2. Sign Your Outgoing Payloads

When LiteSOC delivers alerts to your registered webhook URL, every payload is signed with an HMAC-SHA256 signature in the X-LiteSOC-Signature header. Your endpoint can verify this to confirm the payload came from LiteSOC and hasn't been tampered with in transit.

This is the same pattern you should apply when building webhook delivery in your own product.

3. Enforce Delivery Timeouts

Never wait indefinitely for a webhook recipient. Set a hard timeout (5–10 seconds max) and implement exponential backoff for retries:

const controller = new AbortController();
const timeoutId = setTimeout(() => controller.abort(), 8000); // 8s timeout

try {
  const res = await fetch(webhookUrl, {
    method: 'POST',
    headers: {
      'Content-Type': 'application/json',
      'X-Webhook-Signature': signature,
    },
    body: JSON.stringify(payload),
    signal: controller.signal,
  });

  if (!res.ok) {
    // Schedule retry with exponential backoff
  }
} catch (err) {
  // Timeout or network error — schedule retry
} finally {
  clearTimeout(timeoutId);
}

Monitoring Webhooks with LiteSOC

Your webhook infrastructure is a critical integration layer. Any anomaly — failed verifications, unexpected event types, delivery failures — should be a security signal.

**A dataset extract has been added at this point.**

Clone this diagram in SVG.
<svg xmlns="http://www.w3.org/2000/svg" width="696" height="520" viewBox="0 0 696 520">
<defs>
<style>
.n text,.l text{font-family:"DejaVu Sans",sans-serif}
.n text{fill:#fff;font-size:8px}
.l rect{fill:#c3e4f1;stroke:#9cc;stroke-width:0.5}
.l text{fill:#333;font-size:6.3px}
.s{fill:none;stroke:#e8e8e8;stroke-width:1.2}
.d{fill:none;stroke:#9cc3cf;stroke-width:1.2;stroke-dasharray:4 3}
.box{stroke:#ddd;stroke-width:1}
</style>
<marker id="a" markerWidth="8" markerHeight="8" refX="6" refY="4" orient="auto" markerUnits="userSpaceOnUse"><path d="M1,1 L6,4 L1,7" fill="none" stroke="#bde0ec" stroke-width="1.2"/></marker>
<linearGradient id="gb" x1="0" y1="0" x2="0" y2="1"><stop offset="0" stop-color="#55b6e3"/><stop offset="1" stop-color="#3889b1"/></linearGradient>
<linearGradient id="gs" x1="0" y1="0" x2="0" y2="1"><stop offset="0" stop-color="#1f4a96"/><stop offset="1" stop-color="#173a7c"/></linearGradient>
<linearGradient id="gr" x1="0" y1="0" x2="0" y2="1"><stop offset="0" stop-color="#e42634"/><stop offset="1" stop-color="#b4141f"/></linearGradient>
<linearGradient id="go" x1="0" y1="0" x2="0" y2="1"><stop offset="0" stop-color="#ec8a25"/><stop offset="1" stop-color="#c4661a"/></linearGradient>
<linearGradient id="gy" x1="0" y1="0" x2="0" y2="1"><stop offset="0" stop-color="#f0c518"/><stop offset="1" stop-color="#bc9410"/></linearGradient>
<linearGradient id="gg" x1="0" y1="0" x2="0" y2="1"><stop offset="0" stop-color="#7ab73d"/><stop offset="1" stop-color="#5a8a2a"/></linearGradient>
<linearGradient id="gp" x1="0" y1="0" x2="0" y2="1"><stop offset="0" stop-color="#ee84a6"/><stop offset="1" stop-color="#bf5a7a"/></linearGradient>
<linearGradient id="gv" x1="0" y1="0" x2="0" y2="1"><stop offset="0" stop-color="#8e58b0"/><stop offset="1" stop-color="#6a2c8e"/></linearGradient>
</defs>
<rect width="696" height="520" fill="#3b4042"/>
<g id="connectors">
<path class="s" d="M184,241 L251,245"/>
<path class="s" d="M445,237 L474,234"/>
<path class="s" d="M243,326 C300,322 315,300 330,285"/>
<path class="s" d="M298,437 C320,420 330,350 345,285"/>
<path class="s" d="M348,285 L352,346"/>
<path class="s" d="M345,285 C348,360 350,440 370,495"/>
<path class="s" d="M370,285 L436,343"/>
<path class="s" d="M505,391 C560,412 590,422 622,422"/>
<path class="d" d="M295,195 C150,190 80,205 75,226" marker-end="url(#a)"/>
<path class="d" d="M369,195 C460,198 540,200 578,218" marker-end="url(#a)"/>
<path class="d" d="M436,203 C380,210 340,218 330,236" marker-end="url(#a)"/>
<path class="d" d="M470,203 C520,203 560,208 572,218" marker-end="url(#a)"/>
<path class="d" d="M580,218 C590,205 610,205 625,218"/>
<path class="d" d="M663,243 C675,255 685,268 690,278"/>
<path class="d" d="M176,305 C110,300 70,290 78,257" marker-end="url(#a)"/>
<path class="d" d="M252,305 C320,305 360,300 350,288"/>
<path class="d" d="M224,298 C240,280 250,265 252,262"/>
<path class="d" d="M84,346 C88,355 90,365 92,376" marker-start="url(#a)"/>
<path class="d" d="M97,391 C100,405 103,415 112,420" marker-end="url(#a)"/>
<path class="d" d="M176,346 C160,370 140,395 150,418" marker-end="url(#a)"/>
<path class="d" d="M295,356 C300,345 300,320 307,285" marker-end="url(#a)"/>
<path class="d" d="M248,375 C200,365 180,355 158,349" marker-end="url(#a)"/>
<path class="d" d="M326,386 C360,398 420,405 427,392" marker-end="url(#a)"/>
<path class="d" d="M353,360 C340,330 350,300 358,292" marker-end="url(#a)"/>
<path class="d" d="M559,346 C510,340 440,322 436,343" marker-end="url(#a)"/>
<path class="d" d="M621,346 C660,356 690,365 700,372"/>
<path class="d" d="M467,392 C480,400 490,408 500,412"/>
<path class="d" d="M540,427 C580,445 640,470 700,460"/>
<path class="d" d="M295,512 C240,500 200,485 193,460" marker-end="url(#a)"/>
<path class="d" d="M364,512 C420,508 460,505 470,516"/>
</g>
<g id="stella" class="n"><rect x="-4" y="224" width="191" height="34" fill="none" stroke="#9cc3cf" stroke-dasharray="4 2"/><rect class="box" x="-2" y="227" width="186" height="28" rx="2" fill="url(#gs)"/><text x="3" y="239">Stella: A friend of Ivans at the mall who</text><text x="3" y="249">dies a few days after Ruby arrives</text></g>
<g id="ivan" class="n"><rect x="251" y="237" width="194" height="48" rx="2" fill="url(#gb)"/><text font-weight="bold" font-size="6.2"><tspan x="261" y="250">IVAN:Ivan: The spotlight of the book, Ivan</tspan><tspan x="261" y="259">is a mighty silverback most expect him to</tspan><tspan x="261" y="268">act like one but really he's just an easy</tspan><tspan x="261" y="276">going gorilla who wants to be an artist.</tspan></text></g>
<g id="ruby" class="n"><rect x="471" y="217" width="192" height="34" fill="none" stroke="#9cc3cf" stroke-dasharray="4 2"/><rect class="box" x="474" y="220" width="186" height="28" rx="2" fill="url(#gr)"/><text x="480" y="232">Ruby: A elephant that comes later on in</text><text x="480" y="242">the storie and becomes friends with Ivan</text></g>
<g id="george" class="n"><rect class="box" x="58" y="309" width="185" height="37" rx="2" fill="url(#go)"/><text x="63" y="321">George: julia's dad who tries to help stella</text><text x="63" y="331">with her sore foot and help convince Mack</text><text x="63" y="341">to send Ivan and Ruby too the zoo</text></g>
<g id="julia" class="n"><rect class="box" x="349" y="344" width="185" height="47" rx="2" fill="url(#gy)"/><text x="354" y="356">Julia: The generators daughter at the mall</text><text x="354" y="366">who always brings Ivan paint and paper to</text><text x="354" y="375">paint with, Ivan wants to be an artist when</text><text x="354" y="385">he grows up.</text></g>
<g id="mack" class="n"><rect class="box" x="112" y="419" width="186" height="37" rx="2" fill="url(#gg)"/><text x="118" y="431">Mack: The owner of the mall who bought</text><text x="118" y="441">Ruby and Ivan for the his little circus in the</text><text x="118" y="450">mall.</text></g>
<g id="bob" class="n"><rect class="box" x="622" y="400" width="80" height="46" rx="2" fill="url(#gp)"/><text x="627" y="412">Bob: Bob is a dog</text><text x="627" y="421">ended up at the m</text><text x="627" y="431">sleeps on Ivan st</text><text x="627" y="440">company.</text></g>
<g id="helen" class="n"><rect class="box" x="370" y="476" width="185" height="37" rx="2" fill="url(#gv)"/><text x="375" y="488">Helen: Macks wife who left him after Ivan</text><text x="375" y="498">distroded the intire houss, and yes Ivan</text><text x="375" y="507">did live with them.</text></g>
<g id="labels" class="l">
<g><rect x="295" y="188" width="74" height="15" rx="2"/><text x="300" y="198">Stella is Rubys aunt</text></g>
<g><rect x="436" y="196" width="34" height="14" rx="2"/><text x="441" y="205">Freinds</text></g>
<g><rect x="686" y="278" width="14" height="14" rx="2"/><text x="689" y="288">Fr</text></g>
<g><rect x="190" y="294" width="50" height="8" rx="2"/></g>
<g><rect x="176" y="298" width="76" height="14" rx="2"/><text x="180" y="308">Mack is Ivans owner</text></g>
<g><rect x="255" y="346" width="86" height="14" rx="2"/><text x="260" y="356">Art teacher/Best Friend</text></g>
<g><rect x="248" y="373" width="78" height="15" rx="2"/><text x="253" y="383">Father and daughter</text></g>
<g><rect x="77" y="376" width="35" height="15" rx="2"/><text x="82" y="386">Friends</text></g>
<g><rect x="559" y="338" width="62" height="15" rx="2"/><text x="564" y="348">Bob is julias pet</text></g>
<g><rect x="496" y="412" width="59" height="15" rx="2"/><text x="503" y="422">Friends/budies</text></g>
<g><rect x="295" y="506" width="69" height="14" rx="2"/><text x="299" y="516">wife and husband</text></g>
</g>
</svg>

LiteSOC's security.* events are designed for exactly this. You can instrument your webhook handler like this:

// On signature verification failure
await litesoc.track({
  event_name: 'security.webhook_signature_invalid',
  metadata: {
    source: 'stripe',
    endpoint: '/api/webhooks/stripe',
    ip_address: req.headers.get('x-forwarded-for'),
  },
});

// On suspicious replay attempt
await litesoc.track({
  event_name: 'security.webhook_replay_attempt',
  metadata: {
    event_id: eventId,
    source: 'stripe',
    age_seconds: staleness,
  },
});

With these events flowing into LiteSOC, you can build alert rules like:

Pattern	Severity
3+ signature failures from same IP in 5 min	High
Replay attempt on already-processed event ID	High
Webhook URL registration with private IP target	Critical
Delivery failure rate > 20% in 10 min	Medium

Checklist

Before going live with any webhook integration, verify:

All incoming webhook signatures are verified with timingSafeEqual
Raw body (not parsed JSON) is used for signature verification
Timestamp tolerance check is in place (≤300 seconds)
Idempotency keys are stored with appropriate TTL
All user-registered webhook URLs pass SSRF validation
Outgoing requests have a hard timeout (≤10s)
Failed verifications are logged as security.* events in LiteSOC
Retry logic uses exponential backoff with a dead-letter record

Conclusion

Webhooks are not passive receivers, they're privileged execution paths. A forged event can trigger a refund, elevate permissions, or exfiltrate data depending on your business logic. Treating every incoming webhook with the same skepticism you'd apply to any unauthenticated request is the right mental model.

Signature verification, replay prevention, SSRF-safe URL validation, and LiteSOC monitoring together give you a complete defense-in-depth strategy for your integration layer.